YOUR GOAL ▸
Leaving out the pictures, retype all the material exactly.

DATA EXTRACT ▸
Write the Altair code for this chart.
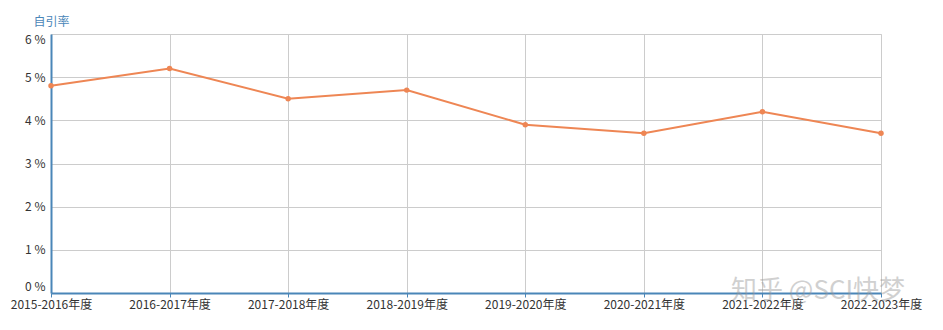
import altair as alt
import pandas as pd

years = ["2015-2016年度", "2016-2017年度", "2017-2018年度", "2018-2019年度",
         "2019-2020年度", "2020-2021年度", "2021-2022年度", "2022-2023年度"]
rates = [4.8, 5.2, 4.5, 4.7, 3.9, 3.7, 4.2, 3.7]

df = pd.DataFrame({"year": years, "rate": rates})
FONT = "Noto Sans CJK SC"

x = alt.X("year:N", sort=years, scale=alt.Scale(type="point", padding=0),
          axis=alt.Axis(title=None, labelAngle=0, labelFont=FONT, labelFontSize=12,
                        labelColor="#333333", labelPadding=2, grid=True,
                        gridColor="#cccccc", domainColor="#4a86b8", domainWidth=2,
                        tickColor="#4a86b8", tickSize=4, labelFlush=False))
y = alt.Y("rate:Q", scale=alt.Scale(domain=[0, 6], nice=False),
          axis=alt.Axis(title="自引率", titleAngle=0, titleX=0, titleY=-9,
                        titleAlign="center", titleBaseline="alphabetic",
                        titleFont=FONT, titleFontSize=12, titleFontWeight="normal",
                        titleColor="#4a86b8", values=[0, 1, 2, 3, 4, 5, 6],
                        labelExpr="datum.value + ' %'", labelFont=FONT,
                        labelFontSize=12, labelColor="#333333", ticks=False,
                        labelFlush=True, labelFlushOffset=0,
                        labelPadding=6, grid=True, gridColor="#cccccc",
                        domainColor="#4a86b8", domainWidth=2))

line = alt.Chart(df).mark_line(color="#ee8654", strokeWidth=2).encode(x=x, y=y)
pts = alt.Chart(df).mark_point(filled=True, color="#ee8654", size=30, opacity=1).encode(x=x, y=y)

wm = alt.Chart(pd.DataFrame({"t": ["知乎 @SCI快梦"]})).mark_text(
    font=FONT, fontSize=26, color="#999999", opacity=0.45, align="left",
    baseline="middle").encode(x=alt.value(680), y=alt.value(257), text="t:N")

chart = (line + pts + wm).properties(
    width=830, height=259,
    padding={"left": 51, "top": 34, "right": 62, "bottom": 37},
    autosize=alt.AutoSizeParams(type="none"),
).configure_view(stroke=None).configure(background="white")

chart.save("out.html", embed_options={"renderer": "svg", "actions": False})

ANSWER TO THIS PROBLEM ▸
Write the Altair code for this chart.
import altair as alt
import pandas as pd

years = ["2015-2016年度", "2016-2017年度", "2017-2018年度", "2018-2019年度",
         "2019-2020年度", "2020-2021年度", "2021-2022年度", "2022-2023年度"]
rates = [4.8, 5.2, 4.5, 4.7, 3.9, 3.7, 4.2, 3.7]

df = pd.DataFrame({"year": years, "rate": rates})
FONT = "Noto Sans CJK SC"

x = alt.X("year:N", sort=years, scale=alt.Scale(type="point", padding=0),
          axis=alt.Axis(title=None, labelAngle=0, labelFont=FONT, labelFontSize=12,
                        labelColor="#333333", labelPadding=2, grid=True,
                        gridColor="#cccccc", domainColor="#4a86b8", domainWidth=2,
                        tickColor="#4a86b8", tickSize=4, labelFlush=False))
y = alt.Y("rate:Q", scale=alt.Scale(domain=[0, 6], nice=False),
          axis=alt.Axis(title="自引率", titleAngle=0, titleX=0, titleY=-9,
                        titleAlign="center", titleBaseline="alphabetic",
                        titleFont=FONT, titleFontSize=12, titleFontWeight="normal",
                        titleColor="#4a86b8", values=[0, 1, 2, 3, 4, 5, 6],
                        labelExpr="datum.value + ' %'", labelFont=FONT,
                        labelFontSize=12, labelColor="#333333", ticks=False,
                        labelFlush=True, labelFlushOffset=0,
                        labelPadding=6, grid=True, gridColor="#cccccc",
                        domainColor="#4a86b8", domainWidth=2))

line = alt.Chart(df).mark_line(color="#ee8654", strokeWidth=2).encode(x=x, y=y)
pts = alt.Chart(df).mark_point(filled=True, color="#ee8654", size=30, opacity=1).encode(x=x, y=y)

wm = alt.Chart(pd.DataFrame({"t": ["知乎 @SCI快梦"]})).mark_text(
    font=FONT, fontSize=26, color="#999999", opacity=0.45, align="left",
    baseline="middle").encode(x=alt.value(680), y=alt.value(257), text="t:N")

chart = (line + pts + wm).properties(
    width=830, height=259,
    padding={"left": 51, "top": 34, "right": 62, "bottom": 37},
    autosize=alt.AutoSizeParams(type="none"),
).configure_view(stroke=None).configure(background="white")

chart.save("out.html", embed_options={"renderer": "svg", "actions": False})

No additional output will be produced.